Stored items
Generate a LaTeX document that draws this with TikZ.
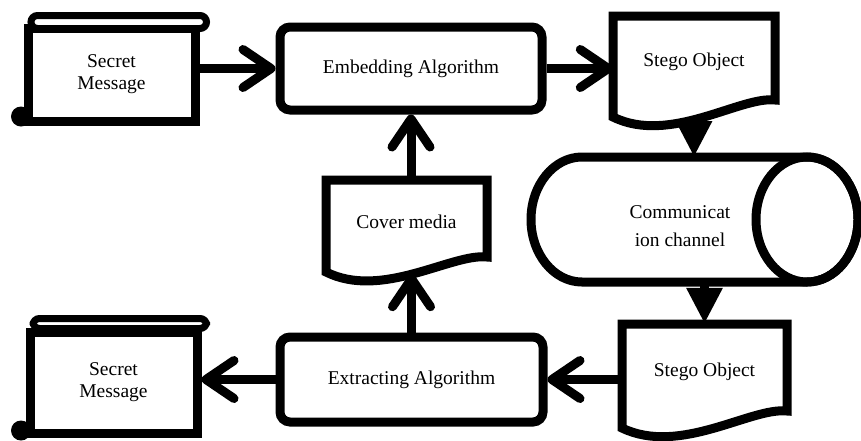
\documentclass[tikz,border=0pt]{standalone}
\usepackage{fontspec}
\setmainfont{Liberation Serif}
\usetikzlibrary{arrows.meta}
\begin{document}
\begin{tikzpicture}[x=1pt,y=-1pt,
  stroke/.style={line width=9pt},
  lbl/.style={font=\fontsize{19.5}{22}\selectfont, align=center, inner sep=0pt},
  scroll/.style={stroke, lbl, draw, rectangle},
  algo/.style={stroke, lbl, draw, rectangle, rounded corners=10pt},
  doc/.style={lbl, rectangle, text height=13pt},
  barb/.style={stroke, -{Straight Barb[length=28pt,width=38pt,round]}},
  tri/.style={stroke, -{Triangle[length=36pt,width=34pt]}},
]
% canvas
\fill[white] (0,0) rectangle (861,440);
\path[use as bounding box] (0,0) rectangle (861,440);

% secret message (sender side)
\node[scroll, minimum width=167pt, minimum height=93pt] (sm1) at (111.5,74.5) {Secret\\Message};
\draw[line width=7pt, fill=white, rounded corners=6.5pt] (31,15.5) rectangle (206.5,28.5);
\fill (21,116.5) circle[radius=10pt];

% embedding
\node[algo, minimum width=262pt, minimum height=83pt] (emb) at (411,68.5) {Embedding Algorithm};

% stego object (sent)
\node[doc, minimum width=162pt, minimum height=103pt, text depth=15pt] (stego1) at (694,67.5) {Stego Object};
\draw[stroke] (613,16) -- (775,16) -- (775,100) .. controls (740,96) and (670,145) .. (613,117) -- cycle;

% communication channel
\draw[stroke] (582,157) -- (807,157) arc[start angle=-90, end angle=90, x radius=51, y radius=62.5]
  -- (582,282) arc[start angle=90, end angle=270, x radius=51, y radius=62.5] -- cycle;
\draw[stroke] (807,219.5) ellipse[x radius=51, y radius=62.5];
\node[lbl, font=\fontsize{19.5}{28}\selectfont] (cyl) at (680,226) {Communicat\\ion channel};
\coordinate (cyltop) at (697,157);
\coordinate (cylbot) at (697,282);

% cover media
\node[doc, minimum width=161pt, minimum height=94pt, text depth=10pt] (cover) at (406.5,227) {Cover media};
\draw[stroke] (326,180) -- (487,180) -- (487,257) .. controls (452,253) and (382,300) .. (326,272) -- cycle;

% stego object (received)
\node[doc, minimum width=165pt, minimum height=102pt, text depth=10pt] (stego2) at (704.5,375) {Stego Object};
\draw[stroke] (622,324) -- (787,324) -- (787,411) .. controls (751,407) and (680,456) .. (622,428) -- cycle;

% extracting
\node[algo, minimum width=263pt, minimum height=85pt] (ext) at (411.5,379.5) {Extracting Algorithm};

% secret message (receiver side)
\node[scroll, minimum width=167pt, minimum height=101pt] (sm2) at (113.5,382.5) {Secret\\Message};
\draw[line width=7pt, fill=white, rounded corners=6.5pt] (33,318.5) rectangle (206.5,328.5);
\fill (21,430.5) circle[radius=10pt];

% flow
\draw[barb] (emb.west -| sm1.east) -- (emb.west);
\draw[barb] (emb.east) -- (emb.east -| stego1.west);
\draw[tri] (stego1.south) -- (stego1.south |- cyltop);
\draw[tri] (stego2.north |- cylbot) -- (stego2.north);
\draw[barb] (ext.east -| stego2.west) -- (ext.east);
\draw[barb] (ext.west) -- (ext.west -| sm2.east);
\draw[barb] (ext.north) -- (ext.north |- cover.south);
\draw[barb] (emb.south |- cover.north) -- (emb.south);
\end{tikzpicture}
\end{document}
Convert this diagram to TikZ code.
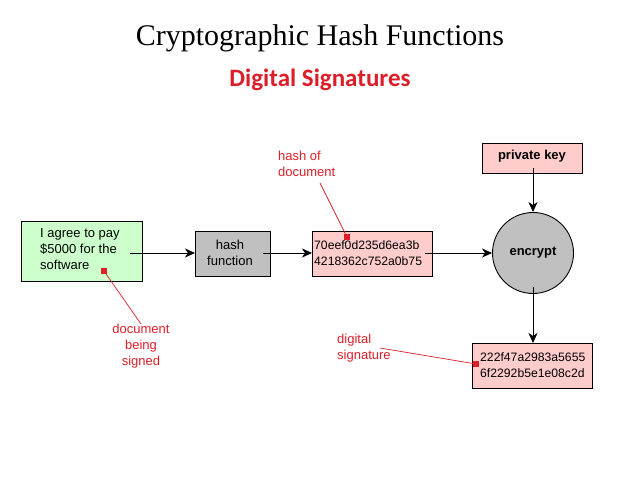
\documentclass[tikz,border=0pt]{standalone}
\usepackage{fontspec}
\setmainfont{Liberation Sans}
\newfontfamily\titlefont{Liberation Serif}
\newfontfamily\subfont{Carlito}
\usetikzlibrary{arrows.meta}
\definecolor{pinkf}{RGB}{255,204,204}
\definecolor{greenf}{RGB}{204,255,204}
\definecolor{grayf}{RGB}{192,192,192}
\definecolor{redl}{RGB}{220,30,40}
\begin{document}
\begin{tikzpicture}[x=1pt,y=-1pt,
  box/.style={draw,line width=0.9pt,inner sep=2pt,font=\fontsize{13}{16}\selectfont,align=left,anchor=north west},
  arr/.style={-{Stealth[length=10pt,width=9pt,inset=3pt]},line width=0.8pt},
  lab/.style={text=redl,font=\fontsize{13}{16}\selectfont,align=center},
  rl/.style={draw=redl,line width=0.7pt},
  hex/.style={font=\fontsize{12.2}{16}\selectfont,align=left,anchor=west,inner sep=0pt},
  sq/.style={fill=redl,minimum size=6pt,inner sep=0pt}]
\useasboundingbox (0,0) rectangle (638,478);
\node[font=\titlefont\fontsize{30}{34}\selectfont] (t) at (320,38) {Cryptographic Hash Functions};
\node[font=\subfont\bfseries\fontsize{25}{28}\selectfont,text=redl] (st) at (320,80) {Digital Signatures};
\node[box,fill=greenf,minimum width=121pt,minimum height=60pt] (doc) at (21,221) {};
\node[font=\fontsize{13}{16}\selectfont,align=left,anchor=north west,inner sep=0pt] (doct) at (40,228) {I agree to pay\\\$5000 for the\\software};
\node[box,fill=grayf,minimum width=75pt,minimum height=45pt] (hf) at (195,231) {};
\node[font=\fontsize{13}{16}\selectfont,align=center] (hft) at (230,253) {hash\\function};
\node[box,fill=pinkf,minimum width=120pt,minimum height=45pt] (hd) at (312,231) {};
\node[hex] (hdt) at (314,253) {70eef0d235d6ea3b\\4218362c752a0b75};
\node[draw,line width=0.9pt,fill=grayf,circle,minimum size=81pt,font=\bfseries\fontsize{13}{16}\selectfont] (enc) at (533,253) {encrypt};
\node[box,fill=pinkf,minimum width=100pt,minimum height=30pt] (pk) at (482,143) {};
\node[font=\bfseries\fontsize{13}{16}\selectfont] (pkt) at (532,156) {private key};
\node[box,fill=pinkf,minimum width=120pt,minimum height=45pt] (sig) at (472,343) {};
\node[hex] (sigt) at (480,365.5) {222f47a2983a5655\\6f2292b5e1e08c2d};
\coordinate (a1) at (130,253);
\coordinate (a2) at (263,253);
\coordinate (a3) at (425,253);
\coordinate (a4) at (533,168);
\coordinate (a5) at (533,287);
\draw[arr] (a1) -- (hf.west |- a1);
\draw[arr] (a2) -- (hd.west |- a2);
\draw[arr] (a3) -- (enc.west);
\draw[arr] (a4) -- (enc.north);
\draw[arr] (a5) -- (a5 |- sig.north);
\node[lab,align=left,anchor=north west,inner sep=0pt] (l1) at (278,151) {hash of\\document};
\node[sq] (s1) at (347,237) {};
\coordinate (c1) at (320,183);
\draw[rl] (c1) -- (s1);
\node[lab,anchor=north,inner sep=0pt] (l2) at (141,324) {document\\being\\signed};
\node[sq] (s2) at (104,271) {};
\draw[rl] (l2.north) -- (s2);
\node[lab,align=left,anchor=north west,inner sep=0pt] (l3) at (337,334) {digital\\signature};
\node[sq] (s3) at (476,364) {};
\coordinate (c3) at (380,348);
\draw[rl] (c3) -- (s3);
\end{tikzpicture}
\end{document}
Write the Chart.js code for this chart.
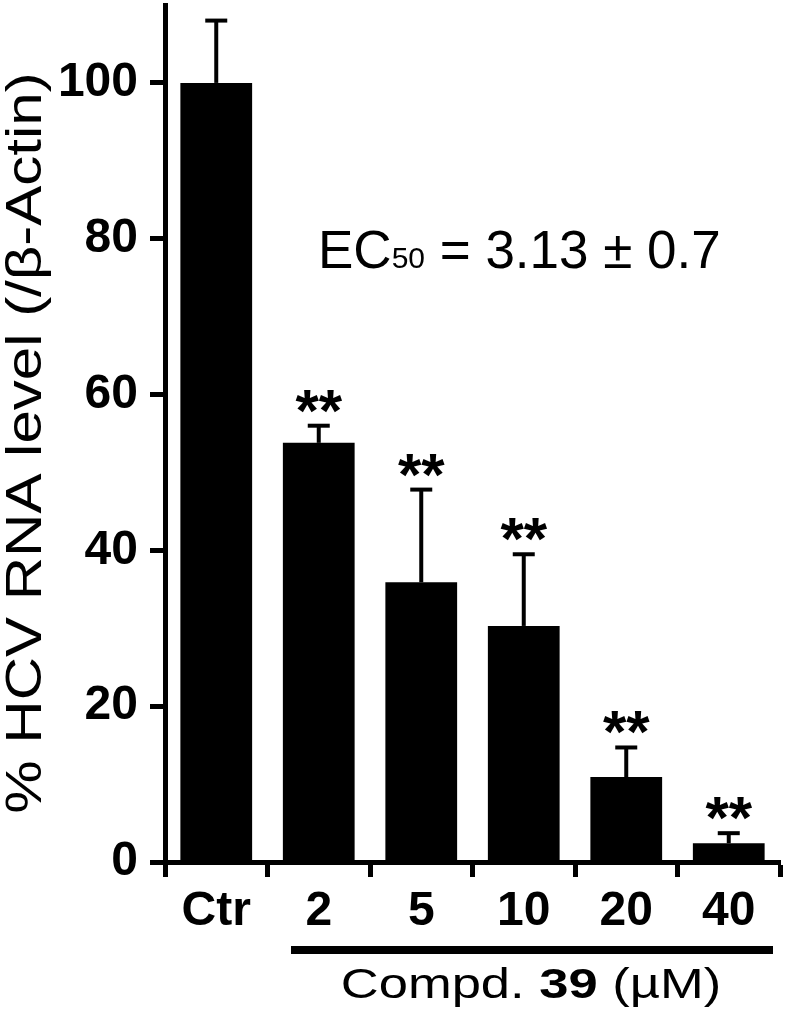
<!DOCTYPE html>
<html><head><meta charset="utf-8">
<script src="https://cdn.jsdelivr.net/npm/chart.js@4"></script>
<style>html,body{margin:0;padding:0;background:#fff}#wrap{width:787px;height:1020px}</style>
</head><body><div id="wrap"><canvas id="c" width="787" height="1020"></canvas></div>
<script>
const categories = ['Ctr', '2', '5', '10', '20', '40'];
const meanValues = [100, 53.8, 35.9, 30.3, 10.9, 2.4];
const sdValues = [8.0, 2.2, 11.9, 9.2, 3.8, 1.3];
const significance = ['', '**', '**', '**', '**', '**'];
const yTicks = [0, 20, 40, 60, 80, 100];
const yTitle = '% HCV RNA level (/\u03B2-Actin)';
const ec50Main = 'EC';
const ec50Sub = '50';
const ec50Rest = ' = 3.13 \u00B1 0.7';
const groupLabelParts = [['Compd. ', 'normal'], ['39', 'bold'], [' (\u00B5M)', 'normal']];

const FAM = '"Liberation Sans", Arial, Helvetica, sans-serif';

const annotations = {
  id: 'annotations',
  afterDatasetsDraw(chart) {
    const ctx = chart.ctx;
    const meta = chart.getDatasetMeta(0);
    const ys = chart.scales.y;
    ctx.save();
    ctx.fillStyle = '#000';
    ctx.strokeStyle = '#000';
    meta.data.forEach((bar, i) => {
      const x = bar.x;
      const yTop = ys.getPixelForValue(meanValues[i]);
      const yCap = ys.getPixelForValue(meanValues[i] + sdValues[i]);
      ctx.lineWidth = 4;
      ctx.beginPath();
      ctx.moveTo(x, yTop);
      ctx.lineTo(x, yCap);
      ctx.stroke();
      ctx.beginPath();
      ctx.moveTo(x - 11, yCap);
      ctx.lineTo(x + 11, yCap);
      ctx.stroke();
      if (significance[i]) {
        ctx.font = 'bold 60px ' + FAM;
        ctx.textAlign = 'center';
        ctx.textBaseline = 'alphabetic';
        const m = ctx.measureText(significance[i]);
        const base = yCap - 2 - 11 - m.actualBoundingBoxDescent;
        ctx.fillText(significance[i], x, base);
      }
    });
    ctx.restore();
  },
  afterDraw(chart) {
    const ctx = chart.ctx;
    ctx.save();
    ctx.fillStyle = '#000';
    ctx.textBaseline = 'alphabetic';
    // EC50 text
    let x = 318;
    const base = 268;
    ctx.textAlign = 'left';
    ctx.font = '53px ' + FAM;
    ctx.fillText(ec50Main, x, base);
    x += ctx.measureText(ec50Main).width;
    ctx.font = '30px ' + FAM;
    ctx.fillText(ec50Sub, x, base);
    x += ctx.measureText(ec50Sub).width;
    ctx.font = '53px ' + FAM;
    ctx.fillText(ec50Rest, x, base);

    // y title (rotated, stretched)
    ctx.save();
    ctx.translate(41, 443);
    ctx.rotate(-Math.PI / 2);
    ctx.scale(1.2, 1);
    ctx.font = '50px ' + FAM;
    ctx.textAlign = 'center';
    ctx.fillText(yTitle, 0, 0);
    ctx.restore();

    // group line
    ctx.fillRect(291, 946, 482, 8);

    // group label
    ctx.save();
    ctx.translate(531, 998);
    ctx.scale(1.25, 1);
    let total = 0;
    const widths = groupLabelParts.map(([t, w]) => {
      ctx.font = w + ' 42px ' + FAM;
      const wd = ctx.measureText(t).width;
      total += wd;
      return wd;
    });
    let gx = -total / 2;
    ctx.textAlign = 'left';
    groupLabelParts.forEach(([t, w], i) => {
      ctx.font = w + ' 42px ' + FAM;
      ctx.fillText(t, gx, 0);
      gx += widths[i];
    });
    ctx.restore();
    ctx.restore();
  }
};

new Chart(document.getElementById('c'), {
  type: 'bar',
  data: {
    labels: categories,
    datasets: [{
      data: meanValues,
      backgroundColor: '#000',
      borderWidth: 0,
      barPercentage: 0.7,
      categoryPercentage: 1.0
    }]
  },
  options: {
    responsive: false,
    animation: false,
    devicePixelRatio: 1,
    layout: { padding: { left: 0, top: 5, right: 7, bottom: 0 } },
    plugins: { legend: { display: false }, tooltip: { enabled: false }, title: { display: false } },
    scales: {
      x: {
        grid: { offset: true, drawOnChartArea: false, drawTicks: true, tickLength: 15, tickWidth: 5, color: '#000' },
        border: { display: true, color: '#000', width: 5 },
        ticks: { font: { family: FAM, size: 48, weight: 'bold' }, color: '#000', padding: 6, maxRotation: 0, autoSkip: false },
        afterFit: s => { s.height = 158; s.paddingLeft = 0; s.paddingRight = 0; }
      },
      y: {
        min: 0, max: 110,
        afterBuildTicks: s => { s.ticks = yTicks.map(v => ({ value: v })); },
        grid: { drawOnChartArea: false, drawTicks: true, tickLength: 15, tickWidth: 5, color: '#000' },
        border: { display: true, color: '#000', width: 5 },
        ticks: { font: { family: FAM, size: 48, weight: 'bold' }, color: '#000', padding: 12 },
        afterFit: s => { s.width = 165; s.paddingTop = 0; s.paddingBottom = 0; }
      }
    }
  },
  plugins: [annotations]
});
</script>
</body></html>
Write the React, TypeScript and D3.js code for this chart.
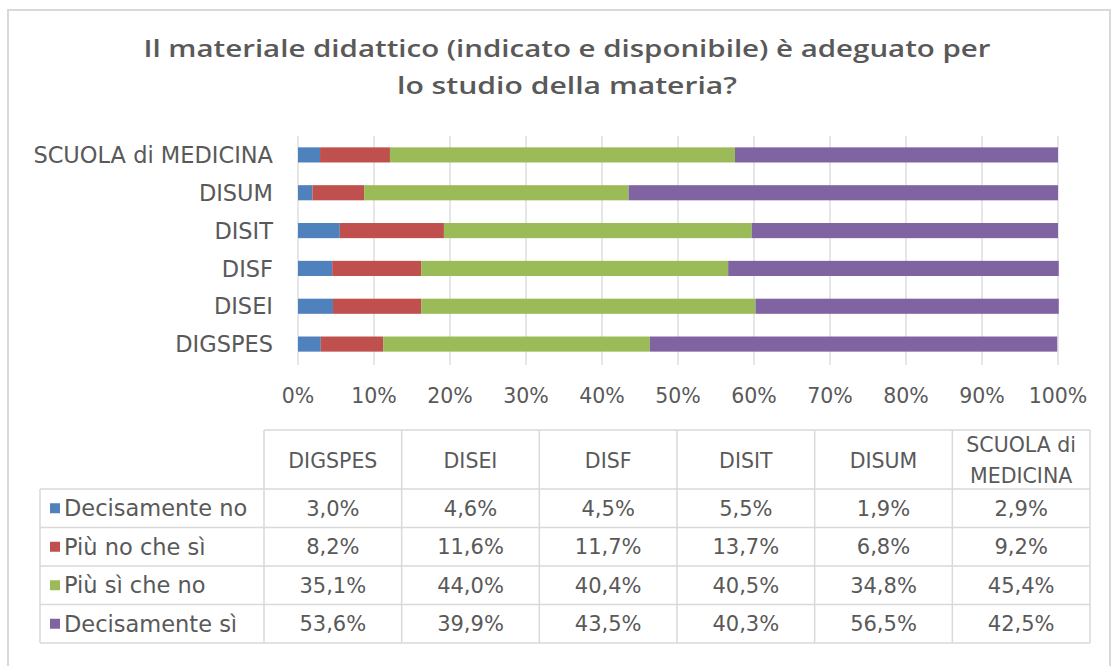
import React from "react";
import * as d3 from "d3";

const categories = ["DIGSPES", "DISEI", "DISF", "DISIT", "DISUM", "SCUOLA di MEDICINA"];
const seriesNames = ["Decisamente no", "Più no che sì", "Più sì che no", "Decisamente sì"];
const colors = ["#4F81BD", "#C0504D", "#9BBB59", "#8064A2"];
const decisamenteNo = [3.0, 4.6, 4.5, 5.5, 1.9, 2.9];
const piuNoCheSi = [8.2, 11.6, 11.7, 13.7, 6.8, 9.2];
const piuSiCheNo = [35.1, 44.0, 40.4, 40.5, 34.8, 45.4];
const decisamenteSi = [53.6, 39.9, 43.5, 40.3, 56.5, 42.5];
const xTicks = [0, 10, 20, 30, 40, 50, 60, 70, 80, 90, 100];

const series = [decisamenteNo, piuNoCheSi, piuSiCheNo, decisamenteSi];
const FONT = "'DejaVu Sans', 'Liberation Sans', sans-serif";
const TITLE_FONT = "'Open Sans', 'Liberation Sans', sans-serif";
const TXT = "#595959";

export default function App() {
  const width = 1117;
  const height = 666;

  // rows as objects for the stack layout
  const rows = categories.map((c, i) => {
    const r: any = { cat: c };
    seriesNames.forEach((s, k) => (r[s] = series[k][i]));
    return r;
  });
  const stacked = d3.stack().keys(seriesNames)(rows);

  const x = d3.scaleLinear().domain([0, 100]).range([298, 1058]);
  const y = d3
    .scaleBand()
    .domain([...categories].reverse())
    .range([136, 363])
    .paddingInner(0.6)
    .paddingOuter(0.3);

  const fmt = (v: number) => v.toFixed(1).replace(".", ",") + "%";

  // table geometry
  const colX = d3.scaleBand().domain(categories).range([264, 1090]);
  const rowY = d3.scaleBand().domain(seriesNames).range([489, 643]);
  const headTop = 430;
  const tableLeft = 40;

  return (
    <svg
      width={width}
      height={height}
      style={{ position: "absolute", left: 0, top: 0, background: "#fff" }}
      fontFamily={FONT}
    >
      <rect x={8} y={10} width={1102} height={680} fill="#fff" stroke="#D9D9D9" strokeWidth={2} />
      <g fontFamily={TITLE_FONT} fontSize={24} fontWeight={600} fill={TXT} textAnchor="middle">
        <text x={567} y={57} textLength={847} lengthAdjust="spacingAndGlyphs">
          Il materiale didattico (indicato e disponibile) è adeguato per
        </text>
        <text x={567} y={94} textLength={340} lengthAdjust="spacingAndGlyphs">
          lo studio della materia?
        </text>
      </g>

      {/* gridlines */}
      {xTicks.map((t) => (
        <line key={t} x1={x(t)} x2={x(t)} y1={136} y2={365} stroke="#D9D9D9" strokeWidth={1.3} />
      ))}

      {/* bars */}
      {stacked.map((s, k) =>
        s.map((d: any) => (
          <rect
            key={k + d.data.cat}
            x={x(d[0])}
            width={x(d[1]) - x(d[0])}
            y={y(d.data.cat)}
            height={y.bandwidth()}
            fill={colors[k]}
          />
        ))
      )}

      {/* category labels */}
      {categories.map((c) => (
        <text
          key={c}
          x={273}
          y={(y(c) ?? 0) + y.bandwidth() / 2}
          dy="0.36em"
          textAnchor="end"
          fontSize={22.5}
          fill={TXT}
        >
          {c}
        </text>
      ))}

      {/* x tick labels */}
      {xTicks.map((t) => (
        <text key={t} x={x(t)} y={403} textAnchor="middle" fontSize={20.5} fill={TXT}>
          {t + "%"}
        </text>
      ))}

      {/* data table */}
      <g stroke="#D9D9D9" strokeWidth={1.5} fill="none">
        <line x1={264} x2={1090} y1={headTop} y2={headTop} />
        {[...seriesNames.map((s) => rowY(s) ?? 0), 643].map((yy, i) => (
          <line key={i} x1={tableLeft} x2={1090} y1={yy} y2={yy} />
        ))}
        <line x1={tableLeft} x2={tableLeft} y1={489} y2={643} />
        {[...categories.map((c) => colX(c) ?? 0), 1090].map((xx, i) => (
          <line key={i} x1={xx} x2={xx} y1={headTop} y2={643} />
        ))}
      </g>
      {categories.map((c) => {
        const cx = (colX(c) ?? 0) + colX.bandwidth() / 2;
        const words = c === "SCUOLA di MEDICINA" ? ["SCUOLA di", "MEDICINA"] : [c];
        return (
          <g key={c}>
            {words.length === 1 ? (
              <text x={cx} y={468} textAnchor="middle" fontSize={20.5} fill={TXT}>
                {c}
              </text>
            ) : (
              words.map((w, i) => (
                <text key={w} x={cx} y={452 + i * 31} textAnchor="middle" fontSize={20.5} fill={TXT}>
                  {w}
                </text>
              ))
            )}
          </g>
        );
      })}
      {seriesNames.map((s, k) => {
        const ry = (rowY(s) ?? 0) + rowY.bandwidth() / 2;
        return (
          <g key={s}>
            <rect x={50} y={ry - 5} width={10} height={10} fill={colors[k]} />
            <text x={64} y={ry} dy="0.36em" fontSize={22.5} fill={TXT}>
              {s}
            </text>
            {categories.map((c, i) => (
              <text
                key={c}
                x={(colX(c) ?? 0) + colX.bandwidth() / 2}
                y={ry}
                dy="0.36em"
                textAnchor="middle"
                fontSize={21}
                fill={TXT}
              >
                {fmt(series[k][i])}
              </text>
            ))}
          </g>
        );
      })}
    </svg>
  );
}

=== Do this ===
Nothing but the lines from the one with "Write the React, TypeScript" through the one with "import * as" should be copied, word for word. Pictures are left out.

=== Solved exercise ===
Write the React, TypeScript and D3.js code for this chart.
import React from "react";
import * as d3 from "d3";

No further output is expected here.